To Trump’s supporters, it went well
For Parson Hicks, a health care finance executive who supports President Donald Trump, last week has felt a little like deja vu. Trump says something. His opponents howl and then predict, with certainty, a point of no return.
The last time this happened, she said, was in October with the notorious “Access Hollywood” recording of Trump talking lewdly about women. His opponents were sure he was finished. His supporters knew better.
“Let’s be honest, the people who are currently outraged are the same people who have always been outraged,” said Hicks, 35, a lifelong Republican who lives in Boston. “The media makes it seem like something has changed, when in reality nothing has.”
It was a week of incessant tumult, when Trump tumbled into open warfare with some in his own party over his statements on the violence in Charlottesville, Va.; business executives abandoned his advisory councils; top military leaders pointedly made statements denouncing racism in a way he did not; and his embattled chief strategist, Steve Bannon, stepped down. But around the country, Trump’s supporters — and, according to many polls, Republicans more broadly — agreed with his interpretation of a swirl of racially charged events and stood with him amid still more clatter and churn.

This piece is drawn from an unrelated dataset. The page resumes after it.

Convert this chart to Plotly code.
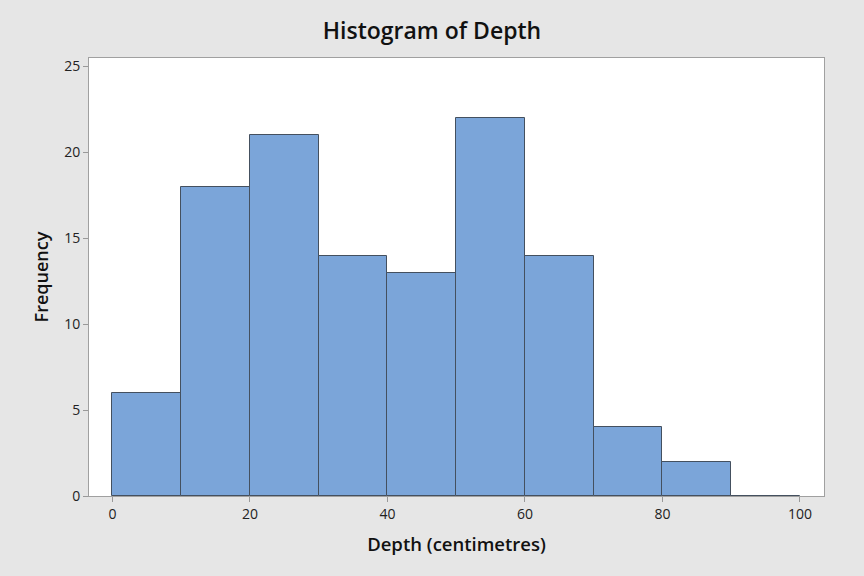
import plotly.graph_objects as go

# histogram bins (centimetres) and counts
bin_starts = [0, 10, 20, 30, 40, 50, 60, 70, 80, 90]
counts = [6, 18, 21, 14, 13, 22, 14, 4, 2, 0]
bin_width = 10

x_ticks = [0, 20, 40, 60, 80, 100]
y_ticks = [0, 5, 10, 15, 20, 25]

fig = go.Figure()
fig.add_trace(go.Bar(
    x=[b + bin_width / 2 for b in bin_starts],
    y=counts,
    width=bin_width,
    marker=dict(color="#7BA5D9", line=dict(color="#44505F", width=1)),
    hoverinfo="x+y",
))

font_family = "Open Sans, Noto Sans, sans-serif"

fig.update_layout(
    width=864, height=576,
    paper_bgcolor="#e6e6e6",
    plot_bgcolor="white",
    margin=dict(l=89, r=40, t=58, b=80),
    showlegend=False,
    bargap=0,
    title=dict(text="Histogram of Depth", x=0.5, xanchor="center", y=0.947, yanchor="middle",
               font=dict(family=font_family, size=23, color="#111", weight=600)),
    font=dict(family=font_family, size=14, color="#222"),
)
fig.update_xaxes(
    range=[-3.4, 103.5], tickvals=x_ticks, ticks="outside", ticklen=5, tickcolor="#999",
    showgrid=False, zeroline=False, showline=True, linecolor="#a0a0a0", mirror=True,
    title=dict(text="Depth (centimetres)", font=dict(size=18.5, color="#111", weight=600), standoff=16),
)
fig.update_yaxes(
    range=[0, 25.5], tickvals=y_ticks, ticks="outside", ticklen=5, tickcolor="#999",
    showgrid=False, zeroline=False, showline=True, linecolor="#a0a0a0", mirror=True,
    title=dict(text="Frequency", font=dict(size=18, color="#111", weight=600), standoff=10),
)

fig.write_html("out.html", config={"displayModeBar": False},
               post_script="document.body.style.margin='0';")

Sixty-seven percent of Republicans said they approved of the president’s response to the violence in Charlottesville last weekend, compared with just 10 percent of Democrats, according to a CBS News survey conducted over the past week.
It’s an indication of what now seems an almost immutable law of the Trump presidency. There are signs Trump’s support among Republican leaders and some Republican voters is weakening. But in an increasingly tribal United States, with people on the left and the right getting information from different sources and seeing the same facts in different ways, it reflects the way Trump has become in many ways both symbol and chief agitator of a divided nation.
Moral outrage at Trump’s response to Charlottesville continues to glow white hot, but it has a largely partisan tinge.
From Hicks’ perspective, the president simply pointed out a fact: Leftists bore some responsibility for the violence, too. Of course, Nazis and white supremacists are bad, she said. But she does not believe Trump has any affinity for them. He said so himself. But she is exasperated that a significant part of the country seems to think otherwise. The week’s frenzied headlines read to her like bulletins from another planet.
“I feel like I am in a bizarro universe where no one but me is thinking logically,” she said. “We have gone so off the rails of what this conversation is about.”